IEC 60986 pdf download.Short-circuit temperature limits of electric cables with rated voltages from 6 kV ( U m = 7,2 kV) up to 30 kV ( U m = 36 kV)
This International Standard gives guidance on the short-circuit maximum temperature limits of electric cables having rated voltages from 6 kV ( U m = 7,2 kV) up to 30 kV ( U m = 36 kV), with regard to the following: – insulating materials; – oversheath and bedding materials; – conductor and metallic sheath materials and methods of connection. The design of accessories and the influence of the installation conditions on the temperature limits are taken into consideration.
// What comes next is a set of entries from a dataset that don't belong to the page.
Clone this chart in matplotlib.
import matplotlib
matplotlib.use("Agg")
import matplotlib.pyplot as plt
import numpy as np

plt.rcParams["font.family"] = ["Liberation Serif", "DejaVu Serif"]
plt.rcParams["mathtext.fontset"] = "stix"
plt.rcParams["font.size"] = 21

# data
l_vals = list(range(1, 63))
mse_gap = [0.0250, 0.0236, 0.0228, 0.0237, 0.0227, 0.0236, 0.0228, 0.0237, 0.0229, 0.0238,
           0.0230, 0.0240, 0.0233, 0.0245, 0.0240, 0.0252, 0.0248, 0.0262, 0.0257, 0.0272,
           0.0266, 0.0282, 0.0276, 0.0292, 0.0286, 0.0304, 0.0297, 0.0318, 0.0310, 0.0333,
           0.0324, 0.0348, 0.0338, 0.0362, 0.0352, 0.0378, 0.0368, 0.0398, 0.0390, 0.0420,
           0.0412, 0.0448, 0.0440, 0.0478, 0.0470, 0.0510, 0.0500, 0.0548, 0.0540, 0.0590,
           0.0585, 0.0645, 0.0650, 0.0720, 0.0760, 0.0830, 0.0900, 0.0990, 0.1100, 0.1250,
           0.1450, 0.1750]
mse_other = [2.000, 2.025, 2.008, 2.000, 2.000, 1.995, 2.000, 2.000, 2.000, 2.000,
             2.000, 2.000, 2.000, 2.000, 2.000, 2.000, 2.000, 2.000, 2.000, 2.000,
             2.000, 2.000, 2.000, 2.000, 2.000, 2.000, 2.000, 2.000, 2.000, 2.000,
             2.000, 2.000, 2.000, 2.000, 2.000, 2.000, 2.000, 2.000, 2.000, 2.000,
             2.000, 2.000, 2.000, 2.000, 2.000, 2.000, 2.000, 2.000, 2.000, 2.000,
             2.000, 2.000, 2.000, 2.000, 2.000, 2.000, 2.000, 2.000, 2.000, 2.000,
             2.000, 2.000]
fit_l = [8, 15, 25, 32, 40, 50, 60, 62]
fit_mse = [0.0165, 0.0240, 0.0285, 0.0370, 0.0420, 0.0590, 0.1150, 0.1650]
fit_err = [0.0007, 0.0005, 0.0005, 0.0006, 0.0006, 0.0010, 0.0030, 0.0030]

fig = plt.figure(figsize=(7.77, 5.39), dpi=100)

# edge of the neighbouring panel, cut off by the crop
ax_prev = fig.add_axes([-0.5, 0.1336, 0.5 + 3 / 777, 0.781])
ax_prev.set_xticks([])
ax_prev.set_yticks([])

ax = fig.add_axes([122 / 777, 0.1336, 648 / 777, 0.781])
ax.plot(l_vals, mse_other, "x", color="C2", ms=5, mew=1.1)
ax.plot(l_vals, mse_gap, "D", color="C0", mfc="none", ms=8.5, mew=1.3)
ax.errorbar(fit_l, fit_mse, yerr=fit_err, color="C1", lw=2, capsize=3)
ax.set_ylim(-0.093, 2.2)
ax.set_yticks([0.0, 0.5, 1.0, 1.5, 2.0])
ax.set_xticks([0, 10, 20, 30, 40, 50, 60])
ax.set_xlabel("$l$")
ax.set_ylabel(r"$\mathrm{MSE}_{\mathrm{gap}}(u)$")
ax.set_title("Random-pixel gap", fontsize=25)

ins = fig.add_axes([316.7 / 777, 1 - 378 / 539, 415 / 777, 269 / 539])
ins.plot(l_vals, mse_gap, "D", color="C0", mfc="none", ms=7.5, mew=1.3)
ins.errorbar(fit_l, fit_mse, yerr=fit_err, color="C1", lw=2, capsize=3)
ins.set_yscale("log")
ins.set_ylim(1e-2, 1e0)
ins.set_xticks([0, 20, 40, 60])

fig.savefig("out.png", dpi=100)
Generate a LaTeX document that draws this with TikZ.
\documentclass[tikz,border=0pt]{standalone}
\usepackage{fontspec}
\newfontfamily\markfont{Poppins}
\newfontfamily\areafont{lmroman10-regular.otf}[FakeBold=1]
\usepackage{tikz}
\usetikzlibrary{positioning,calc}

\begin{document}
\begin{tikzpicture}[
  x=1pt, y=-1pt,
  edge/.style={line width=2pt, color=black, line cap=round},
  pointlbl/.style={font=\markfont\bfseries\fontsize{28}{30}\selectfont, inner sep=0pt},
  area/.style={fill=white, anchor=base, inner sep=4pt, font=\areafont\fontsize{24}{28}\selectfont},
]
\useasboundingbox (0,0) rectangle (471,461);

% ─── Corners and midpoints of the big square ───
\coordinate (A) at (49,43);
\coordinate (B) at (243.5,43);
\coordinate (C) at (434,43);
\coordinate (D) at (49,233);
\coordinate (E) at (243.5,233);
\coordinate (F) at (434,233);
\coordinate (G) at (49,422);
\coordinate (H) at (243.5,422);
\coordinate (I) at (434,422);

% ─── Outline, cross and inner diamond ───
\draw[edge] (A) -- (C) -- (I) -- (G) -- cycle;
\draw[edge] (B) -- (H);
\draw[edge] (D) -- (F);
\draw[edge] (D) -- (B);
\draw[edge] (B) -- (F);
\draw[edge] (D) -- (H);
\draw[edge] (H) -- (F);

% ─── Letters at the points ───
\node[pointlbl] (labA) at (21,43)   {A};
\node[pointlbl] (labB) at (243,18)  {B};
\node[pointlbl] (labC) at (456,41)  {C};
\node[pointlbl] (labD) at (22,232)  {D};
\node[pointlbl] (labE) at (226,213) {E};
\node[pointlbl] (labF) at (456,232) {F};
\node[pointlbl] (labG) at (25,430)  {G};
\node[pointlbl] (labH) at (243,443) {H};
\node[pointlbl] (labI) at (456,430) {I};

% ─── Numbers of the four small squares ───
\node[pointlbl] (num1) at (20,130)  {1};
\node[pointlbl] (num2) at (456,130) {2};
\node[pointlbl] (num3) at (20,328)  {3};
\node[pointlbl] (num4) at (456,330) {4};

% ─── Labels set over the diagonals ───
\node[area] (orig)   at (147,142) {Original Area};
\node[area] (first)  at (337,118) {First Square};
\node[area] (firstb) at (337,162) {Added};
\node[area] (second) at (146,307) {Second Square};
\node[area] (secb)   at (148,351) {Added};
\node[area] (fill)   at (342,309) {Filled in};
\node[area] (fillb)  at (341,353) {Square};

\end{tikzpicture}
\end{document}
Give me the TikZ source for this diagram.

The calculation of the permissible short-circuit current in the current-carrying components of the cable should be carried out in accordance with IEC 60949.
2 Normative references
The following normative documents contain provisions which, through reference in this text, constitute provisions of this International Standard. For dated references, subsequent amendments to, or revisions of, any of these publications do not apply. However, parties to agreements based on this International Standard are encouraged to investigate the possibility of applying the most recent editions of the normative documents indicated below. For undated references, the latest edition of the normative document referred to applies. Members of IEC and ISO maintain registers of currently valid International Standards. IEC 60055 (all parts), Paper-insulated metal-sheathed cables for rated voltages up to 18/30 kV (with copper or aluminium conductors and excluding gas-pressure and oil-filled cables) IEC 60141 (all parts), Tests on oil-filled and gas-pressure cables and their accessories IEC 60502-2:1998, Power cables with extruded insulation and their accessories for rated voltages from 1 kV (U m = 1,2 kV) up to 30 kV (U m = 36 kV) – Part 2: Cables for rated voltages from 6 kV (U m = 7,2 kV) up to 30 kV (U m = 36 kV) IEC 60949:1988, Calculation of thermally permissible short-circuit currents, taking into account the non-adiabatic heating effects
3 Factors governing the application of the temperature limits
3.1 General The short-circuit temperatures given in clause 4 are the actual temperatures of the current- carrying component as limited by the adjacent material in the cable and are valid for short- circuit durations of up to 5 s. When calculating the allowable short-circuit current, these temperatures will be obtained if heat loss into the insulation during the short-circuit is taken into account (non-adiabatic heating). If heat loss during the short-circuit is neglected (adiabatic heating), the calculations give short-circuit currents that are on the safe side.NOTE The temperature limits given in clause 4 should also not be exceeded with repeated short-circuits occurring in a short time. The 5 s time period mentioned is the limit for the temperatures quoted to be valid and not for the application of the adiabatic calculation method. The time limit for the use of the adiabatic method has a different definition, being a function of both the short-circuit duration and the cross-sectional area of the current-carrying component. This is dealt with in IEC 60949. The short-circuit temperature limits recommended in this standard are based on the consideration of the range of limits used by various authorities. They are not necessarily the ideal values as very little applicable experimental data are available on actual cables. The values are, however, considered to be on the safe side. The limits for cables in this standard are selected so that the dielectric properties are not impaired. The impairment of dielectric properties will be very dependent on the type of cable, for example adhesion of the semi-conducting screens will most likely set the limits for polymeric insulated cables, whereas the properties of the dielectric itself are of more importance in paper cables (both oil-filled and mass-impregnated cables). Caution may be needed when using the conductor temperatures specified when the cables are sheathed with a lower temperature material, especially for cables with conductor cross- sectional areas of 1 000 mm 2 and above. This is because the high thermal time constant of these cables will cause the oversheath to attain high temperatures for longer times. In addition, the high mechanical forces could result in insulation deformation. Nevertheless, it should be stressed that for conductor cross-sectional areas above 1 000 mm 2 , the permissible short- circuit current is so high that it is not normally attained in common systems.